Within the United States, a large study found differences of less than an inch between White, Black, Asian, and other racial groups. While these gaps were statistically detectable in large datasets, they’re practically minor for any individual. The overlap between groups is enormous, meaning a person’s region or ethnicity tells you very little about their specific measurement. High-quality evidence for large racial differences is weak, and extreme stereotypes don’t hold up under rigorous data.
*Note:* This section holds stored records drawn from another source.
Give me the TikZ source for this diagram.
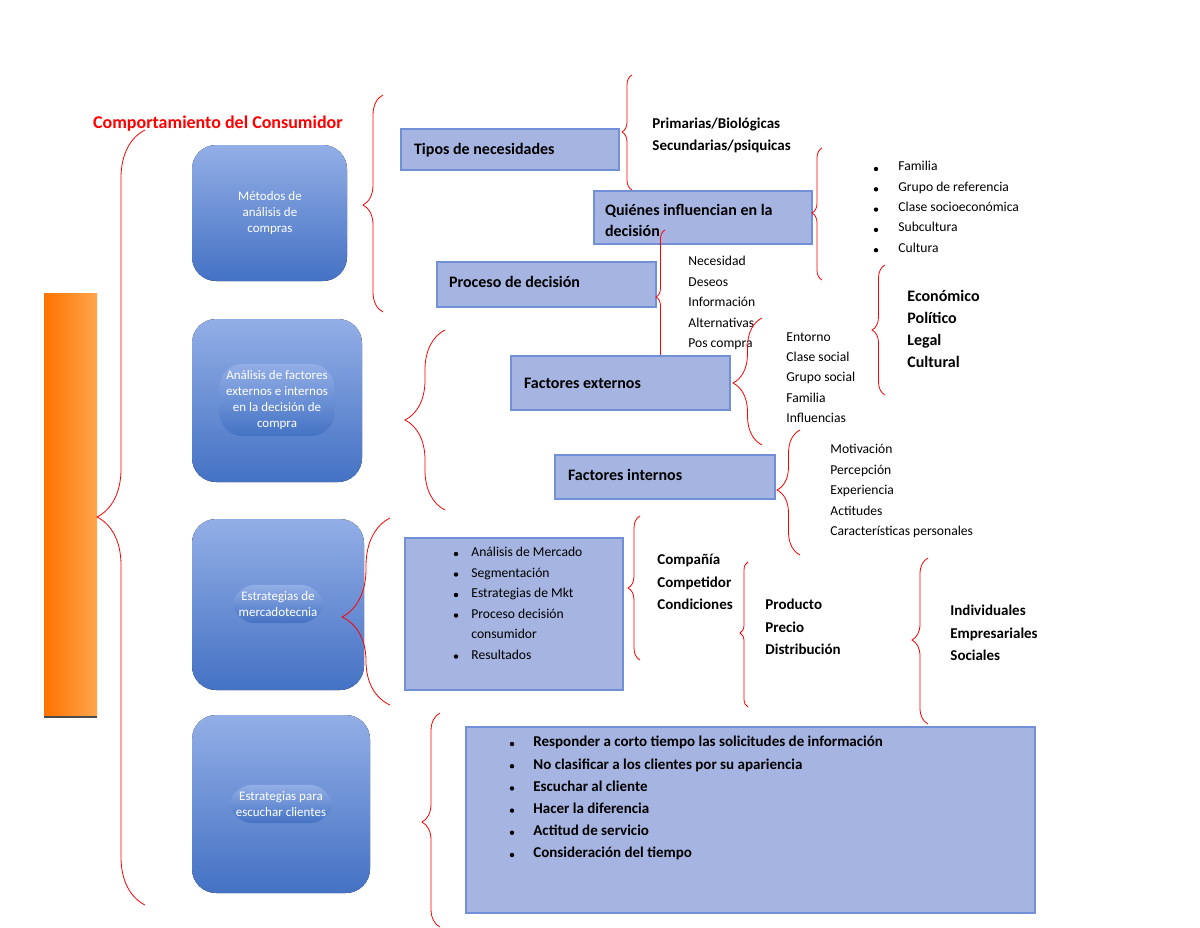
\documentclass[tikz,border=0pt]{standalone}
\usepackage{fontspec}
\setmainfont{Carlito}
\usetikzlibrary{decorations.pathreplacing}
\definecolor{bfill}{HTML}{A5B4E0}
\definecolor{bdraw}{HTML}{7190D8}
\definecolor{rtop}{HTML}{93AEE6}
\definecolor{rbot}{HTML}{4472C4}
\newcommand{\brc}[5]{%
 \pgfmathsetmacro\asp{(#3-#5)/(#3-#2)}%
 \pgfmathsetmacro\amp{(#1-#4)*0.5}%
 \coordinate (b#1#2) at (#1,#3); \coordinate (t#1#2) at (#1,#2);
 \draw[red, thin, decorate, decoration={brace, amplitude=\amp pt, aspect=\asp}] (b#1#2) -- (t#1#2);}
\begin{document}
\begin{tikzpicture}[x=0.5pt,y=-0.5pt,
 sq/.style={draw=bdraw, line width=0.8pt, fill=bfill, anchor=north west, inner sep=0pt},
 rb/.style={rounded corners=12pt, top color=rtop, bottom color=rbot, draw=none, text=white, align=center, font=\fontsize{6.5}{8}\selectfont},
 bt/.style={font=\bfseries\fontsize{8}{9}\selectfont, anchor=north west},
 lt/.style={font=\fontsize{6.8}{10.2}\selectfont, anchor=north west, align=left, inner sep=0pt}]
\useasboundingbox (0,0) rectangle (1200,927);
\fill[white] (0,0) rectangle (1200,927);
\node[font=\bfseries\fontsize{9}{10}\selectfont, text=red, anchor=west] (title) at (86,124) {Comportamiento del Consumidor};
\shade[left color=orange!90!red, right color=orange!70] (44,293) rectangle (97,717);
\draw[black!70, line width=1pt] (44,717) -- (97,717);
\brc{145}{130}{905}{97}{517}
% rounded boxes
\filldraw[rb] (192,145) rectangle (347,281); \node[rb,fill=none,shade=none] (m1) at (270,213) {Métodos de\\análisis de\\compras};
\filldraw[rb] (192,319) rectangle (362,482); \node[rb,fill=none] (m2) at (277,400) {Análisis de factores\\externos e internos\\en la decisión de\\compra};
\filldraw[rb] (192,519) rectangle (364,690); \node[rb,fill=none] (m3) at (278,604) {Estrategias de\\mercadotecnia};
\filldraw[rb] (192,715) rectangle (370,893); \node[rb,fill=none] (m4) at (281,804) {Estrategias para\\escuchar clientes};
% group 1
\brc{383}{95}{312}{363}{205}
\draw[sq] (401,129) rectangle (619,170); \node[bt] (tn) at (407,136) {Tipos de necesidades};
\brc{632}{75}{190}{622}{132}
\node[lt,font=\bfseries\fontsize{7.5}{11}\selectfont] (pr) at (652,118) {Primarias/Biológicas\\Secundarias/psiquicas};
\draw[sq] (594,191) rectangle (812,244); \node[bt,align=left,font=\bfseries\fontsize{8}{10.5}\selectfont] (qi) at (598,197) {Quiénes influencian en la\\decisión};
\brc{822}{148}{280}{812}{213}
\foreach \t [count=\i] in {Familia,Grupo de referencia,Clase socioeconómica,Subcultura,Cultura}{
 \node[lt] (f\i) at (898,{161+20.3*(\i-1)}) {\t};
 \fill (876,{169+20.3*(\i-1)}) circle (2.2);}
\draw[sq] (437,262) rectangle (656,307); \node[bt] (pd) at (442,269) {Proceso de decisión};
\brc{665}{230}{365}{656}{297}
\node[lt] (nd) at (688,256) {Necesidad\\Deseos\\Información\\Alternativas\\Pos compra};
% group 2
\brc{445}{330}{510}{405}{420}
\draw[sq] (511,356) rectangle (730,410); \node[bt] (fe) at (517,371) {Factores externos};
\brc{762}{318}{445}{733}{383}
\node[lt] (en) at (786,332) {Entorno\\Clase social\\Grupo social\\Familia\\Influencias};
\brc{885}{265}{395}{872}{330}
\node[lt,font=\bfseries\fontsize{8}{11}\selectfont] (ec) at (907,290) {Económico\\Político\\Legal\\Cultural};
\draw[sq] (555,455) rectangle (775,499); \node[bt] (fi) at (561,462) {Factores internos};
\brc{800}{430}{555}{777}{490}
\node[lt] (mo) at (830,444) {Motivación\\Percepción\\Experiencia\\Actitudes\\Características personales};
% group 3
\brc{390}{518}{705}{342}{617}
\draw[sq] (405,538) rectangle (623,690);
\foreach \t [count=\i] in {Análisis de Mercado,Segmentación,Estrategias de Mkt,Proceso decisión,consumidor,Resultados}{
 \node[lt] (e\i) at (471,{547+20.5*(\i-1)}) {\t};}
\foreach \i in {1,2,3,4,6} \fill (456,{554+20.5*(\i-1)}) circle (2.2);
\brc{640}{516}{660}{628}{588}
\node[lt,font=\bfseries\fontsize{7.5}{11.2}\selectfont] (co) at (657,554) {Compañía\\Competidor\\Condiciones};
\brc{748}{562}{707}{740}{633}
\node[lt,font=\bfseries\fontsize{7.5}{11.2}\selectfont] (po) at (765,599) {Producto\\Precio\\Distribución};
\brc{928}{558}{724}{912}{640}
\node[lt,font=\bfseries\fontsize{7.5}{11.2}\selectfont] (in) at (950,605) {Individuales\\Empresariales\\Sociales};
% group 4
\brc{440}{713}{927}{422}{822}
\draw[sq] (466,727) rectangle (1035,913);
\foreach \t [count=\i] in {Responder a corto tiempo las solicitudes de información,No clasificar a los clientes por su apariencia,Escuchar al cliente,Hacer la diferencia,Actitud de servicio,Consideración del tiempo}{
 \node[lt,font=\bfseries\fontsize{7.5}{9}\selectfont] (r\i) at (533,{736+22.2*(\i-1)}) {\t};
 \fill (512,{744+22.2*(\i-1)}) circle (2.2);}
\end{tikzpicture}
\end{document}
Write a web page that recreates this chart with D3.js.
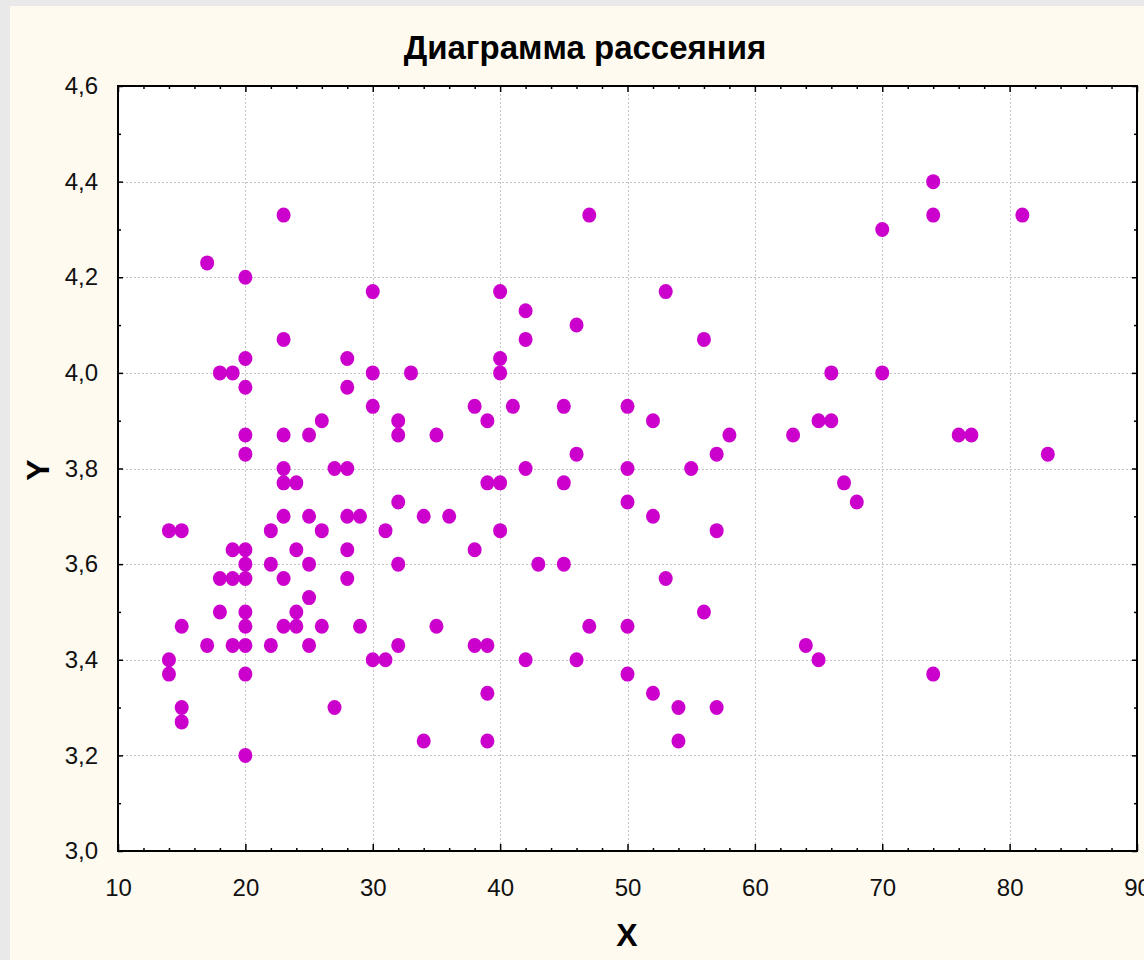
<!DOCTYPE html>
<html>
<head>
<meta charset="utf-8">
<script src="https://cdn.jsdelivr.net/npm/d3@7/dist/d3.min.js"></script>
<style>
  html, body { margin: 0; padding: 0; background: #e9e9e9; }
  svg { display: block; }
  text { font-family: "Liberation Sans", Arial, sans-serif; }
</style>
</head>
<body>
<svg id="chart" width="1144" height="960"></svg>
<script>
// ---- data ----
const title = "Диаграмма рассеяния";
const xLabel = "X";
const yLabel = "Y";

const xValues = [
  14,14,14,
  15,15,15,15,
  17,17,
  18,18,18,
  19,19,19,19,
  20,20,20,20,20,20,20,20,20,20,20,20,20,
  22,22,22,
  23,23,23,23,23,23,23,23,
  24,24,24,24,
  25,25,25,25,25,
  26,26,26,
  27,27,
  28,28,28,28,28,28,
  29,29,
  30,30,30,30,
  31,31,
  32,32,32,32,32,
  33,
  34,34,
  35,35,
  36,
  38,38,38,
  39,39,39,39,39,
  40,40,40,40,40,
  41,
  42,42,42,42,
  43,
  45,45,45,
  46,46,46,
  47,47,
  50,50,50,50,50,
  52,52,52,
  53,53,
  54,54,
  55,
  56,56,
  57,57,57,
  58,
  63,
  64,
  65,65,
  66,66,
  67,
  68,
  70,70,
  74,74,74,
  76,
  77,
  81,
  83
];
const yValues = [
  3.67,3.40,3.37,
  3.67,3.47,3.30,3.27,
  4.23,3.43,
  4.00,3.57,3.50,
  4.00,3.63,3.57,3.43,
  4.20,4.03,3.97,3.87,3.83,3.63,3.60,3.57,3.50,3.47,3.43,3.37,3.20,
  3.67,3.60,3.43,
  4.33,4.07,3.87,3.80,3.77,3.70,3.57,3.47,
  3.77,3.63,3.50,3.47,
  3.87,3.70,3.60,3.53,3.43,
  3.90,3.67,3.47,
  3.80,3.30,
  4.03,3.97,3.80,3.70,3.63,3.57,
  3.70,3.47,
  4.17,4.00,3.93,3.40,
  3.67,3.40,
  3.90,3.87,3.73,3.60,3.43,
  4.00,
  3.70,3.23,
  3.87,3.47,
  3.70,
  3.93,3.63,3.43,
  3.90,3.77,3.43,3.33,3.23,
  4.17,4.03,4.00,3.77,3.67,
  3.93,
  4.13,4.07,3.80,3.40,
  3.60,
  3.93,3.77,3.60,
  4.10,3.83,3.40,
  4.33,3.47,
  3.93,3.80,3.73,3.47,3.37,
  3.90,3.70,3.33,
  4.17,3.57,
  3.30,3.23,
  3.80,
  4.07,3.50,
  3.83,3.67,3.30,
  3.87,
  3.87,
  3.43,
  3.90,3.40,
  4.00,3.90,
  3.77,
  3.73,
  4.30,4.00,
  4.40,4.33,3.37,
  3.87,
  3.87,
  4.33,
  3.83
];
const xMajorTicks = [10,20,30,40,50,60,70,80,90];
const xMinorTicks = [12,14,16,18,22,24,26,28,32,34,36,38,42,44,46,48,52,54,56,58,62,64,66,68,72,74,76,78,82,84,86,88];
const yMajorTicks = [3.0,3.2,3.4,3.6,3.8,4.0,4.2,4.4,4.6];
const yMinorTicks = [3.1,3.3,3.5,3.7,3.9,4.1,4.3,4.5];

// ---- layout ----
const W = 1144, H = 960;
const plot = { left: 118, right: 1137, top: 86, bottom: 851 };

const svg = d3.select("#chart");
svg.append("rect").attr("x", 0).attr("y", 0).attr("width", W).attr("height", H).attr("fill", "#e9e9e9");
svg.append("rect").attr("x", 10).attr("y", 6).attr("width", W - 10).attr("height", H - 6).attr("fill", "#fffaf0");

const x = d3.scaleLinear().domain([10, 90]).range([plot.left, plot.right]);
const y = d3.scaleLinear().domain([3.0, 4.6]).range([plot.bottom, plot.top]);

// plot background
svg.append("rect")
  .attr("x", plot.left).attr("y", plot.top)
  .attr("width", plot.right - plot.left).attr("height", plot.bottom - plot.top)
  .attr("fill", "#ffffff");

// grid
const grid = svg.append("g").attr("stroke", "#c4c4c4").attr("stroke-width", 1).attr("stroke-dasharray", "2,2");
grid.selectAll("line.gx").data(xMajorTicks.slice(1, -1)).join("line")
  .attr("x1", d => Math.round(x(d)) + 0.5).attr("x2", d => Math.round(x(d)) + 0.5)
  .attr("y1", plot.top).attr("y2", plot.bottom);
grid.selectAll("line.gy").data(yMajorTicks.slice(1, -1)).join("line")
  .attr("y1", d => Math.round(y(d)) + 0.5).attr("y2", d => Math.round(y(d)) + 0.5)
  .attr("x1", plot.left).attr("x2", plot.right);

// axes (ticks inward on all four sides)
const fmt = d => d3.format(".1f")(d).replace(".", ",");
function styleAxis(g) {
  g.select(".domain").remove();
  g.selectAll(".tick line").attr("stroke", "#000").attr("stroke-width", 1.5);
}
function axisPair(axisFn, scale, translate, majorLen, minorLen, labels) {
  const gMinor = svg.append("g").attr("transform", translate)
    .call(axisFn(scale).tickValues(labels.minor).tickSize(minorLen).tickFormat(""));
  styleAxis(gMinor);
  const gMajor = svg.append("g").attr("transform", translate)
    .call(axisFn(scale).tickValues(labels.major).tickSize(majorLen).tickPadding(labels.pad || 3)
      .tickFormat(labels.fmt || ""));
  styleAxis(gMajor);
  return gMajor;
}

const gBottom = axisPair(d3.axisBottom, x, `translate(0,${plot.bottom})`, -7, -3,
  { major: xMajorTicks, minor: xMinorTicks, fmt: d => String(d), pad: 28 });
const gTop = axisPair(d3.axisTop, x, `translate(0,${plot.top})`, -6, -3,
  { major: xMajorTicks, minor: xMinorTicks });
const gLeft = axisPair(d3.axisLeft, y, `translate(${plot.left},0)`, -5, -3,
  { major: yMajorTicks, minor: yMinorTicks, fmt: fmt, pad: 20 });
const gRight = axisPair(d3.axisRight, y, `translate(${plot.right},0)`, -5, -3,
  { major: yMajorTicks, minor: yMinorTicks });

[gBottom, gLeft].forEach(g => g.selectAll(".tick text")
  .attr("font-family", "'Liberation Sans', Arial, sans-serif")
  .attr("font-size", 24).attr("fill", "#111"));

// frame
svg.append("rect")
  .attr("x", plot.left).attr("y", plot.top)
  .attr("width", plot.right - plot.left).attr("height", plot.bottom - plot.top)
  .attr("fill", "none").attr("stroke", "#000").attr("stroke-width", 2);

// points
const points = xValues.map((v, i) => ({ x: v, y: yValues[i] }));
svg.append("g").selectAll("ellipse").data(points).join("ellipse")
  .attr("cx", d => x(d.x)).attr("cy", d => y(d.y))
  .attr("rx", 7).attr("ry", 7.5)
  .attr("fill", "#cc00cc");

// title and axis labels
svg.append("text").attr("x", 585).attr("y", 59).attr("text-anchor", "middle")
  .attr("font-size", 33).attr("font-weight", "bold").attr("fill", "#000").text(title);
svg.append("text").attr("x", 627).attr("y", 946).attr("text-anchor", "middle")
  .attr("font-size", 32).attr("font-weight", "bold").attr("fill", "#000").text(xLabel);
svg.append("text").attr("transform", "translate(49,470) rotate(-90)").attr("text-anchor", "middle")
  .attr("font-size", 32).attr("font-weight", "bold").attr("fill", "#000").text(yLabel);
</script>
</body>
</html>
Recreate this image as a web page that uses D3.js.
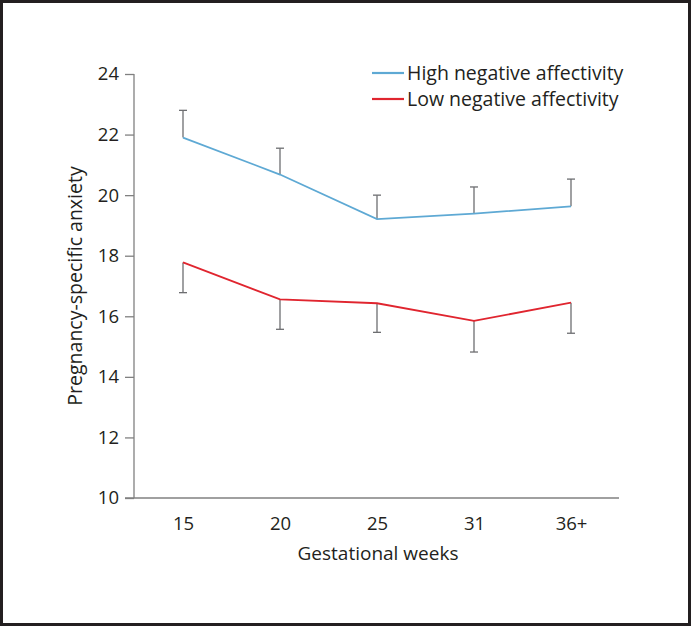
<!DOCTYPE html>
<html><head><meta charset="utf-8">
<script src="https://cdn.jsdelivr.net/npm/d3@7"></script>
<style>
html,body{margin:0;padding:0;background:#fff;}
svg{display:block;}
text{font-family:"Open Sans","DejaVu Sans",sans-serif;fill:#231f20;}
</style></head>
<body>
<svg id="chart" width="691" height="627"></svg>
<script>
const categories = ["15","20","25","31","36+"];
const highMean = [21.9, 20.68, 19.21, 19.39, 19.63];
const highUpper = [22.8, 21.55, 20.0, 20.27, 20.53];
const lowMean = [17.78, 16.56, 16.43, 15.85, 16.45];
const lowLower = [16.78, 15.57, 15.47, 14.82, 15.44];
const yTicks = [10,12,14,16,18,20,22,24];
const seriesNames = ["High negative affectivity","Low negative affectivity"];

const svg = d3.select("#chart");
// frame
svg.append("rect").attr("x",1.5).attr("y",1.5).attr("width",688).attr("height",623)
  .attr("fill","none").attr("stroke","#231f20").attr("stroke-width",3);

const x = d3.scalePoint().domain(categories).range([183,571]);
const y = d3.scaleLinear().domain([10,24]).range([498,74]);

const axisColor = "#808080";
// y axis
const yAxis = svg.append("g").attr("transform","translate(134,0)")
  .call(d3.axisLeft(y).tickValues(yTicks).tickSize(9).tickPadding(6));
yAxis.select(".domain").attr("stroke",axisColor).attr("stroke-width",1.3).attr("d","M0,74V498");
yAxis.selectAll(".tick line").attr("stroke",axisColor).attr("stroke-width",1.3);
yAxis.selectAll(".tick text").attr("font-size",18.5).attr("font-family","'Open Sans',sans-serif").attr("fill","#231f20");

// x axis
const xAxis = svg.append("g").attr("transform","translate(0,498)")
  .call(d3.axisBottom(x).tickSize(0).tickPadding(19));
xAxis.select(".domain").attr("stroke",axisColor).attr("stroke-width",1.3).attr("d","M125,0H619");
xAxis.selectAll(".tick text").attr("font-size",18.5).attr("font-family","'Open Sans',sans-serif").attr("fill","#231f20");

// axis titles
svg.append("text").attr("x",378).attr("y",560).attr("text-anchor","middle")
  .attr("font-size",19).text("Gestational weeks");
svg.append("text").attr("transform","translate(82,286) rotate(-90)").attr("text-anchor","middle")
  .attr("font-size",19.5).text("Pregnancy-specific anxiety");

const errColor = "#6d6e71";
const capW = 4;
function errBars(means, ends){
  const g = svg.append("g");
  categories.forEach((c,i)=>{
    const cx = x(c);
    g.append("line").attr("x1",cx).attr("x2",cx).attr("y1",y(means[i])).attr("y2",y(ends[i]))
      .attr("stroke",errColor).attr("stroke-width",1.3);
    g.append("line").attr("x1",cx-capW).attr("x2",cx+capW).attr("y1",y(ends[i])).attr("y2",y(ends[i]))
      .attr("stroke",errColor).attr("stroke-width",1.3);
  });
}
errBars(highMean, highUpper);
errBars(lowMean, lowLower);

const blue = "#5ea9d4", red = "#e0252f";
const line = d3.line().x((d,i)=>x(categories[i])).y(d=>y(d));
svg.append("path").datum(highMean).attr("d",line).attr("fill","none").attr("stroke",blue).attr("stroke-width",1.8);
svg.append("path").datum(lowMean).attr("d",line).attr("fill","none").attr("stroke",red).attr("stroke-width",1.8);

// legend
const legColors = [blue, red];
seriesNames.forEach((n,i)=>{
  const ly = 73 + i*26;
  svg.append("line").attr("x1",372).attr("x2",404).attr("y1",ly).attr("y2",ly)
    .attr("stroke",legColors[i]).attr("stroke-width",2.2);
  svg.append("text").attr("x",407).attr("y",ly+7).attr("font-size",19.5).text(n);
});
</script>
</body></html>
How These Measurements Are Taken
The gold standard in research is clinician-measured “bone-pressed erect length.” The process involves standing upright, placing a rigid ruler along the top surface of the fully erect penis, pressing it firmly against the pubic bone, and reading the measurement at the tip. Pressing to the bone accounts for the fat pad at the base, making results comparable across men of different body weights.
This matters because self-reported measurements tend to run longer. Men often add 1 to 2 cm when measuring themselves, whether from optimistic technique or inconsistent method. Studies that rely on self-reports consistently produce inflated averages, which is why researchers prioritize clinician-measured data for accuracy.
A Possible Increase Over Decades
One unexpected finding from the 2023 meta-analysis: average erect length appears to have increased over the past three decades. The analysis found a statistically significant upward trend across all world regions and age groups, with erect length rising by roughly 24% over 29 years. The researchers could not pinpoint a definitive cause but noted that changes in nutrition, earlier puberty onset, and environmental chemical exposure are all plausible contributors. Flaccid length and girth did not show the same trend.
Common Myths About Size Predictors
Foot size has no relationship to penis size. A UK study specifically tested this and found no meaningful link. Height shows a weak but consistent correlation, meaning taller men are slightly more likely to be larger, but the connection is too loose to predict anything for an individual. The best external hint researchers have found involves finger proportions: men whose ring finger is noticeably longer than their index finger tend to measure slightly longer, likely because both traits are influenced by prenatal hormone exposure. Even that relationship is marginal.
Perception vs. Reality
In a large survey published through the American Psychological Association, 66% of men rated their own penis as average, 22% considered themselves large, and 12% felt they were small. That 12% figure is far higher than the roughly 2.5% of men who actually fall below the statistical lower end of the normal range. The viewing angle matters: looking down at your own body foreshortens the visual length, while seeing others from the side (in locker rooms, for instance) gives a more flattering perspective. Pornography further distorts perception, as performers are selected specifically for being well above average.
The clinical threshold for a micropenis, a recognized medical condition, is an erect length below 7 cm (2.75 inches). This affects fewer than 1% of men. For the vast majority of men who worry about their size, the concern is psychological rather than anatomical, driven by a skewed sense of what “normal” looks like.